Nancy Turner, Distinguished Professor Emeritus, UVic Environmental Studies, wrote:
Over the past few years, I have noticed that salal (Gaultheria shallon) plants in various parts of the coast have been dying back. However, I have never seen it as bad as it is this spring (2019). Not only are the salal branches and individual plants turning brown and dying, very suddenly, but in some cases, entire patches of salal are perishing. A number of friends who have worked along the BC Coast have sent observations and photographs of this salal die-off, and I have seen it myself in several places. Even some of the salal growing in the gardens at The University of British Columbia in Vancouver have died, despite the obvious care the plants are receiving. I am aware of various theories about why the salal is dying. It could be a fungus disease epidemic; certainly salal is susceptible to some types of fungus. I suspect that climate change – warmer and drier winters without much snow, and hot, dry summers – has had a strong impact on the salal.
Whatever the cause, the die-off is alarming because of the ecological and cultural importance of this plant. It is an iconic species of our coastal temperate rainforest, with its dense branches and shiny, somewhat leather evergreen foliage that make it a major understory species in both Coastal Western Hemlock and Coastal Douglas-fir forest zones. Its urn-shaped flowers, lined up along one side of the stalk, provide nectar and pollen for a whole range of bees and other insects. Its dark purple, sweet, juicy berries are food for myriad birds and other wildlife.

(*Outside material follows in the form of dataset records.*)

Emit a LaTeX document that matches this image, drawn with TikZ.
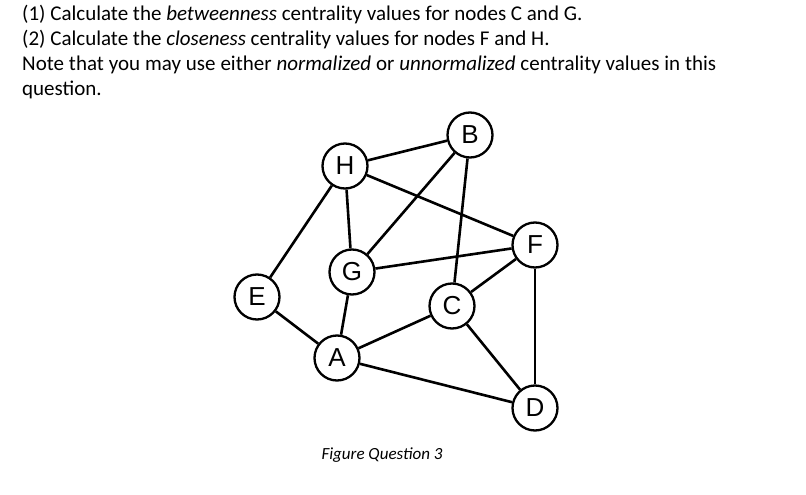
\documentclass[tikz,border=0pt]{standalone}
\usepackage{fontspec}
\setmainfont{Carlito}
\newfontfamily\arialf{Liberation Sans}
\begin{document}
\begin{tikzpicture}[x=1pt,y=-1pt,
  vert/.style={circle,draw,line width=2.3pt,fill=white,minimum size=45pt,inner sep=0pt,font=\arialf\fontsize{26}{26}\selectfont},
  edge/.style={line width=2.6pt},
  txt/.style={anchor=west,inner sep=0pt,font=\fontsize{21}{21}\selectfont}]
\useasboundingbox (0,0) rectangle (806,495);
\node[txt] (t1) at (22,15) {(1) Calculate the \textit{betweenness} centrality values for nodes C and G.};
\node[txt] (t2) at (22,40) {(2) Calculate the \textit{closeness} centrality values for nodes F and H.};
\node[txt] (t3) at (22,65) {\makebox[694pt][s]{Note that you may use either \textit{normalized} or \textit{unnormalized} centrality values in this}};
\node[txt] (t4) at (22,90) {question.};
\node[font=\itshape\fontsize{17}{17}\selectfont] (cap) at (382,455) {Figure Question 3};
\node[vert] (B) at (470,135) {B};
\node[vert] (H) at (345,166) {H};
\node[vert] (F) at (535,245) {F};
\node[vert] (G) at (352,272) {G};
\node[vert] (E) at (257,297) {E};
\node[vert] (C) at (452,306) {C};
\node[vert] (A) at (337,358) {A};
\node[vert] (D) at (535,408) {D};
\foreach \a/\b in {H/B,H/E,H/G,H/F,B/G,B/C,G/F,C/F,E/A,A/G,A/C,A/D,C/D,F/D}
  \draw[edge] (\a) -- (\b);
\end{tikzpicture}
\end{document}
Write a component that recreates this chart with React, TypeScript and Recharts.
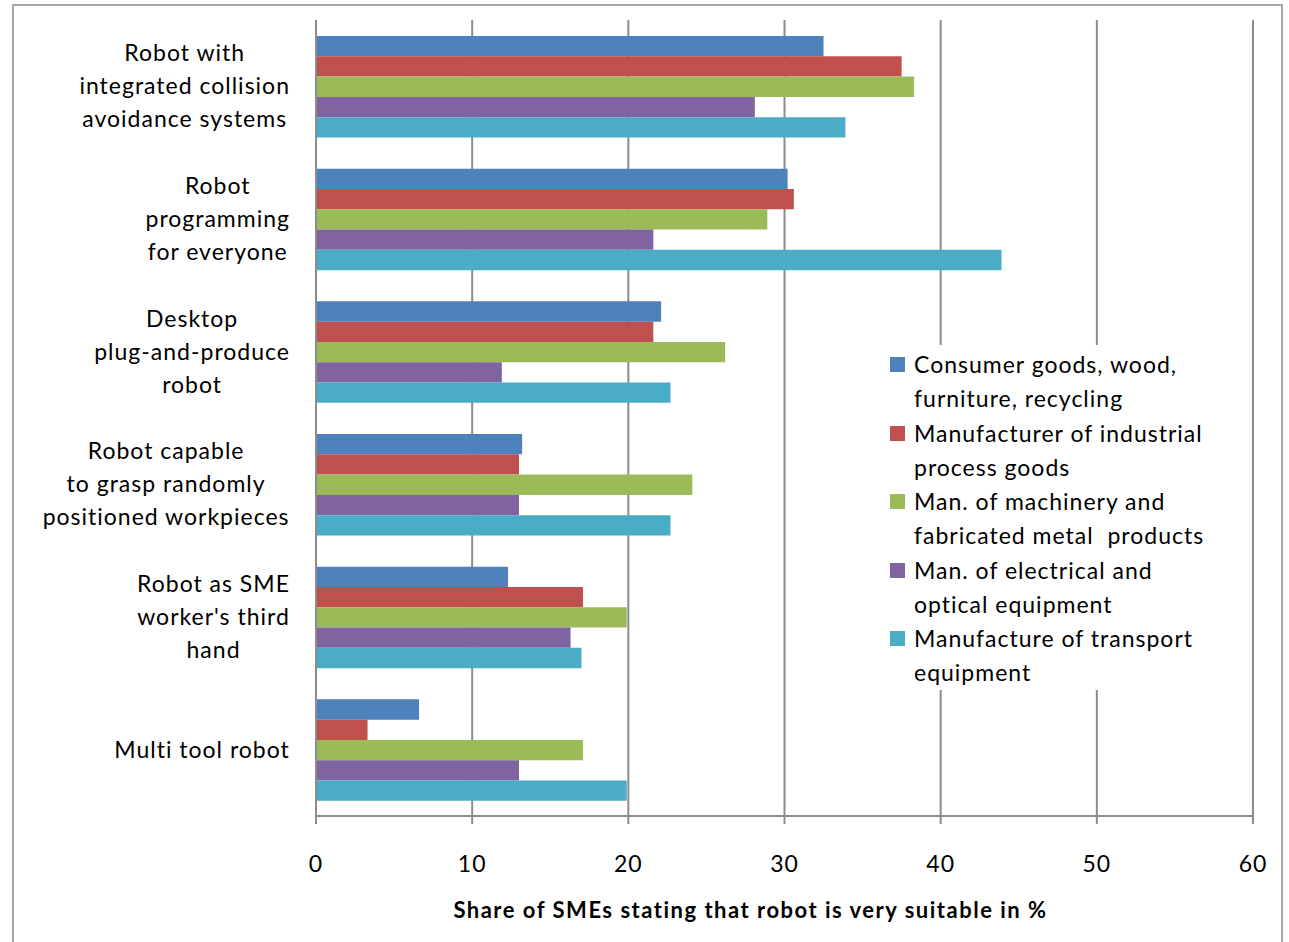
import { Bar, BarChart, CartesianGrid, Legend, XAxis, YAxis } from 'recharts'

const categories = [
  'Robot with|integrated collision|avoidance systems',
  'Robot|programming|for everyone',
  'Desktop|plug-and-produce|robot',
  'Robot capable|to grasp randomly|positioned workpieces',
  "Robot as SME|worker's third|hand",
  'Multi tool robot',
]

const consumer = [32.5, 30.2, 22.1, 13.2, 12.3, 6.6]
const processGoods = [37.5, 30.6, 21.6, 13.0, 17.1, 3.3]
const machinery = [38.3, 28.9, 26.2, 24.1, 19.9, 17.1]
const electrical = [28.1, 21.6, 11.9, 13.0, 16.3, 13.0]
const transport = [33.9, 43.9, 22.7, 22.7, 17.0, 19.9]

const xTicks = [0, 10, 20, 30, 40, 50, 60]

const seriesNames = [
  'Consumer goods, wood,|furniture, recycling',
  'Manufacturer of industrial|process goods',
  'Man. of machinery and|fabricated metal  products',
  'Man. of electrical and|optical equipment',
  'Manufacture of transport|equipment',
]
const seriesKeys = ['consumer', 'processGoods', 'machinery', 'electrical', 'transport']
const colors = ['#4f81bd', '#c0504d', '#9bbb59', '#8064a2', '#4bacc6']

const data = categories.map((name, i) => ({
  name,
  consumer: consumer[i],
  processGoods: processGoods[i],
  machinery: machinery[i],
  electrical: electrical[i],
  transport: transport[i],
}))

const FONT = 'Lato, "Open Sans", sans-serif'
const GRID = '#8c8c8c'
const SIZE = 23
const SPACING = 1

let ctx: CanvasRenderingContext2D | null = null
function textWidth(s: string, size: number) {
  if (!ctx) ctx = document.createElement('canvas').getContext('2d')
  if (!ctx) return s.length * size * 0.5
  ctx.font = `${size}px Lato`
  return ctx.measureText(s).width + s.length * SPACING
}

function CategoryTick(props: any) {
  const { y, payload } = props
  const lines: string[] = String(payload.value).split('|')
  const w = Math.max(...lines.map((l) => textWidth(l, SIZE)))
  const cx = 290 - w / 2
  const lh = 33
  const start = y - ((lines.length - 1) * lh) / 2
  return (
    <text textAnchor="middle" fontSize={SIZE} fontFamily={FONT} fill="#000" letterSpacing={SPACING}>
      {lines.map((l, i) => (
        <tspan key={i} x={cx} y={start + i * lh} dy="0.35em">
          {l}
        </tspan>
      ))}
    </text>
  )
}

function LegendBox() {
  return (
    <div
      style={{
        background: '#fff',
        width: 335,
        height: 345,
        paddingTop: 2,
        boxSizing: 'border-box',
        fontFamily: FONT,
        fontSize: SIZE,
        letterSpacing: SPACING,
        color: '#000',
      }}
    >
      {seriesNames.map((n, i) => (
        <div key={i} style={{ position: 'relative', height: 68.5, paddingLeft: 34 }}>
          <div
            style={{
              position: 'absolute',
              left: 10,
              top: 10,
              width: 15,
              height: 15,
              background: colors[i],
            }}
          />
          {n.split('|').map((l, j) => (
            <div key={j} style={{ height: 34, lineHeight: '34px', whiteSpace: 'pre' }}>
              {l}
            </div>
          ))}
        </div>
      ))}
    </div>
  )
}

export default function App() {
  return (
    <div style={{ position: 'absolute', left: 0, top: 0, width: 1289, height: 942, overflow: 'hidden', background: '#fff' }}>
      <div
        style={{
          position: 'absolute',
          left: 12,
          top: 4,
          width: 1271,
          height: 960,
          border: '2px solid #a6a6a6',
          boxSizing: 'border-box',
        }}
      />
      <div style={{ position: 'absolute', left: 0, top: 0 }}>
        <BarChart
          width={1289}
          height={942}
          data={data}
          layout="vertical"
          margin={{ top: 20, right: 36, left: 0, bottom: 0 }}
          barSize={20.3}
          barGap={0}
        >
          <CartesianGrid horizontal={false} stroke={GRID} strokeWidth={2} />
          <XAxis
            type="number"
            domain={[0, 60]}
            ticks={xTicks}
            height={126}
            tickSize={8}
            tickMargin={32}
            axisLine={{ stroke: GRID, strokeWidth: 2 }}
            tickLine={{ stroke: GRID, strokeWidth: 2 }}
            tick={{ fontSize: SIZE, fontFamily: FONT, fill: '#000', letterSpacing: SPACING }}
            label={(p: any) => {
              const vb = p.viewBox
              return (
                <text
                  x={vb.x + vb.width / 2 - 34}
                  y={vb.y + 94}
                  textAnchor="middle"
                  fontSize={22}
                  fontWeight="bold"
                  fontFamily={FONT}
                  letterSpacing={1.5}
                  fill="#000"
                  dy="0.35em"
                >
                  Share of SMEs stating that robot is very suitable in %
                </text>
              )
            }}
          />
          <YAxis
            type="category"
            dataKey="name"
            width={316}
            axisLine={{ stroke: GRID, strokeWidth: 2 }}
            tickLine={false}
            tick={<CategoryTick />}
            interval={0}
          />
          <Legend
            layout="vertical"
            align="center"
            verticalAlign="middle"
            content={() => <LegendBox />}
            wrapperStyle={{ position: 'absolute', left: 880, top: 345, width: 335, height: 345 }}
          />
          {seriesKeys.map((k, i) => (
            <Bar
              key={k}
              dataKey={k}
              name={seriesNames[i].replace('|', ' ')}
              fill={colors[i]}
              isAnimationActive={false}
            />
          ))}
        </BarChart>
      </div>
    </div>
  )
}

For coastal First Nations, salal is a cultural keystone species, named in every language, all along the coast. Its leaves have been used medicinally, and its branches used for protecting and flavouring food in cooking pits. Its juicy, flavourful berries were, and still are, harvested in immense quantities as a food. They were and are eaten fresh right from the bushes, and can be picked in quantity into baskets or pails. Formerly, they were boiled to a jam-like consistency and spread out on waxy-surfaced skunk-cabbage leaves to dry. After the upper surface of the berries had dried, the cakes were turned over onto other skunk-cabbage leaves to complete their drying, usually over the course of a day. Then, this traditional “fruit leather” was stored away in cedarwood boxes or other containers for winter. More recently, people jar the berries, or make them into jams, jellies and other preserves, alone, or mixed with other berries. Salal berries are rich in antioxidant flavonoids, and are therefore very healthy as a food, as well as being good-tasting.